Sanatçı, oyunculuğa da Kayhan Yıldızoğlu sayesinde başladığını söylüyor:
"Aslında 11 yaşında tiyatro eğitimi almıştım. Annem 'Oyuncu olacaksan da başka meslek edineceksin' dedi. Ben de onu dinledim ve lisan üzerine eğildim. Tiyatroyu bir tarafa bıraktım. Kayhan dünya tatlısıydı ama ekonomi konusunda çok kötüydü. Kirayı vereceğine gider kahve alırdı. Hayali bir dünyada yaşıyordu. Bizim problemlerimiz orada başladı. Bir gün Film çekiyordu. Sırrı Gültekin, küçük bir rolde benim de oynamamı istedi. Her şey öyle başladı. Ardından Seden Kızıltunç'un TRT'de 'Bir Yürek Satıldı' filminde Ahmet Mekin'le başrol oynadım. 1976'da TRT'de o filmin yayınlandığı gece İstanbul'da deprem oldu. Nevin Serengil'in evindeydik. Hiç umursamadım depremi ve filmimi izledim. Sonrasında da Yeşilçam'dan teklif geldi."
Suna Yıldızoğlu'nun kendisi gibi kızı da çok ünlü. Sanatçı, son dönemin adından söz ettiren oyuncularından Yasemin Allen'in annesi.
Yasemin küçük yaştan beri savaşçıdır. Benimle de savaştı. Bu da hayatın bir parçası. Çocuklarım benim gibi olmak zorunda değil. Küçükken, "Ben, senin gibi olmayacağım" dedi. Ben de "Çok sevindim, benim gibi olmanı istemiyorum" diye cevap verdim. Demek ki başardım. Tuhaf belki ama kızıma hayranım. Oyunculuğuna, duruşuna bayağı hayranım. Annelik duygusu ile değil. Onur duyuyorum onunla. Benim onurumu hiçbir zaman zedelemedi.

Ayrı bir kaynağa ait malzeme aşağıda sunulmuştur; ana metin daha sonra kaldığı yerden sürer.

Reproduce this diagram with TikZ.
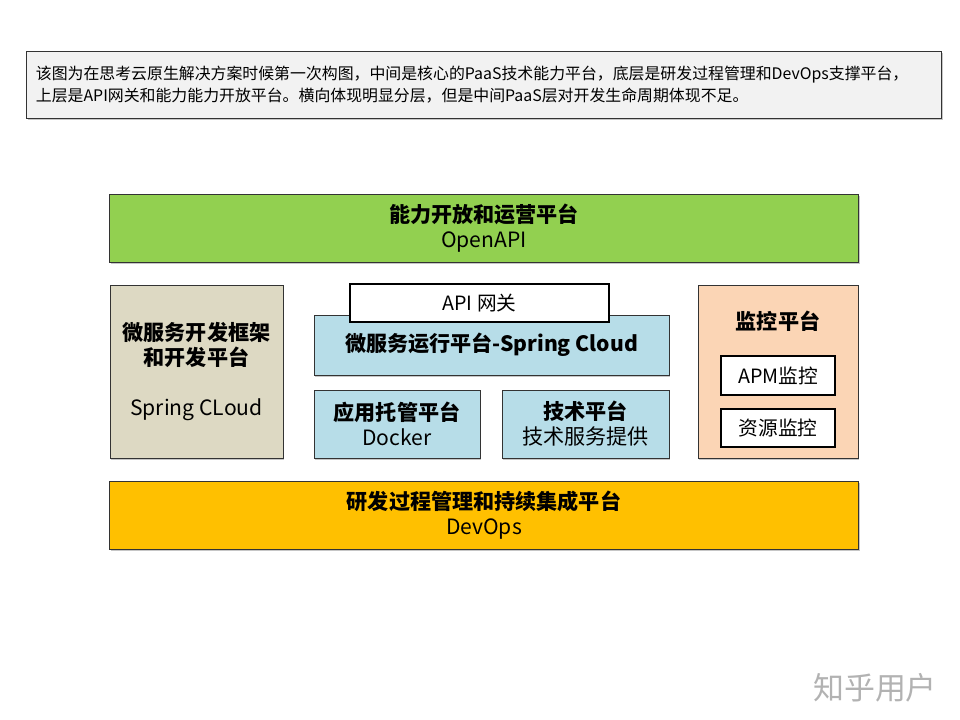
\documentclass[tikz,border=0pt]{standalone}
\usepackage{fontspec}
\setmainfont{Noto Sans CJK SC}
\usetikzlibrary{shadows}

\definecolor{notegray}{HTML}{F2F2F2}
\definecolor{opengreen}{HTML}{92D050}
\definecolor{frambeige}{HTML}{DDD9C3}
\definecolor{runblue}{HTML}{B7DDE8}
\definecolor{monpeach}{HTML}{FBD5B5}
\definecolor{devorange}{HTML}{FFC000}

\begin{document}
\begin{tikzpicture}[x=0.025cm, y=-0.025cm,
    box/.style={draw=black!80, line width=0.6pt, inner sep=0pt, align=center,
        drop shadow={shadow xshift=1pt, shadow yshift=-1.2pt, opacity=0.45},
        font=\fontsize{15}{17.8}\selectfont},
    tag/.style={draw=black, line width=1.8pt, fill=white, inner sep=0pt, align=center,
        font=\fontsize{14}{16}\selectfont}
]
\useasboundingbox (0,0) rectangle (960,720);

% note on top
\node[box, fill=notegray, text width=22.4cm, inner xsep=0.225cm, minimum height=1.675cm, align=left,
    font=\fontsize{11.3}{15.6}\selectfont] (note) at (484,84.5)
    {该图为在思考云原生解决方案时候第一次构图，中间是核心的PaaS技术能力平台，底层是研发过程管理和DevOps支撑平台，\\
     上层是API网关和能力能力开放平台。横向体现明显分层，但是中间PaaS层对开发生命周期体现不足。};

% layers
\node[box, fill=opengreen, minimum width=18.7cm, minimum height=1.7cm] (open) at (484,228)
    {\textbf{能力开放和运营平台}\\OpenAPI};
\node[box, fill=frambeige, minimum width=4.325cm, minimum height=4.325cm] (frame) at (196.5,371.5)
    {\textbf{微服务开发框架}\\\textbf{和开发平台}\\[17.8pt]Spring\ CLoud};
\node[box, fill=runblue, minimum width=8.875cm, minimum height=1.5cm] (run) at (491.5,345)
    {\textbf{微服务运行平台-Spring\ Cloud}};
\node[tag, minimum width=6.475cm, minimum height=0.95cm] (gw) at (479.5,303)
    {API 网关};
\node[box, fill=runblue, minimum width=4.15cm, minimum height=1.7cm] (docker) at (397,424)
    {\textbf{应用托管平台}\\Docker};
\node[box, fill=runblue, minimum width=4.175cm, minimum height=1.7cm] (tech) at (585.5,424)
    {\textbf{技术平台}\\技术服务提供};
\node[box, fill=monpeach, minimum width=4cm, minimum height=4.325cm] (mon) at (778,371.5) {};
\node[font=\fontsize{15}{17}\selectfont\bfseries] (montitle) at (778,321) {监控平台};
\node[tag, minimum width=2.85cm, minimum height=0.975cm] (apm) at (778,375.5) {APM监控};
\node[tag, minimum width=2.85cm, minimum height=0.95cm] (res) at (778,428) {资源监控};
\node[box, fill=devorange, minimum width=18.7cm, minimum height=1.7cm] (devops) at (484,515)
    {\textbf{研发过程管理和持续集成平台}\\DevOps};

% watermark
\node[text=black!30, font=\fontsize{22}{24}\selectfont] (mark) at (875,688) {知乎用户};
\end{tikzpicture}
\end{document}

Suna Yıldızoğlu, 2000'li yılların başında kızı Yasemin Kay Allen ve oğlu Dyon Kaan Allen ile Avustralya'ya yerleşiyor. Yıldızoğlu, 10 yıl süren bu macerasını ise şöyle anlatıyor:
"Avustralya'ya gitmemin asıl sebebi 'Suna Yıldızoğlu'ndan' kurtulmaktı. Kimsenin beni tanımadığı bir yerde asıl kim olduğumu öğrenmek istedim. Normal biri gibi yaşamak istedim. Yasemin'e Türkiye'de sürekli 'çok güzelsin' diyorlardı. Bu beni rahatsız etti. Ben yıllarca oyunculuk yaptım. En çok duyduğum laf 'çok güzelsin'di. Bu sinir bozucu bir şey. Yaşlanırken 'Ne güzel sesin var, ne güzel oynuyorsun' diyorlardı. Ardından Türkiye'ye döndük. 2010 yılında Galata'da bir yerde şarkı söylemem için teklif geldi. Ve döndüm. Kızım keşfedildi o sırada. Sonra da tiyatro teklifleri geldi."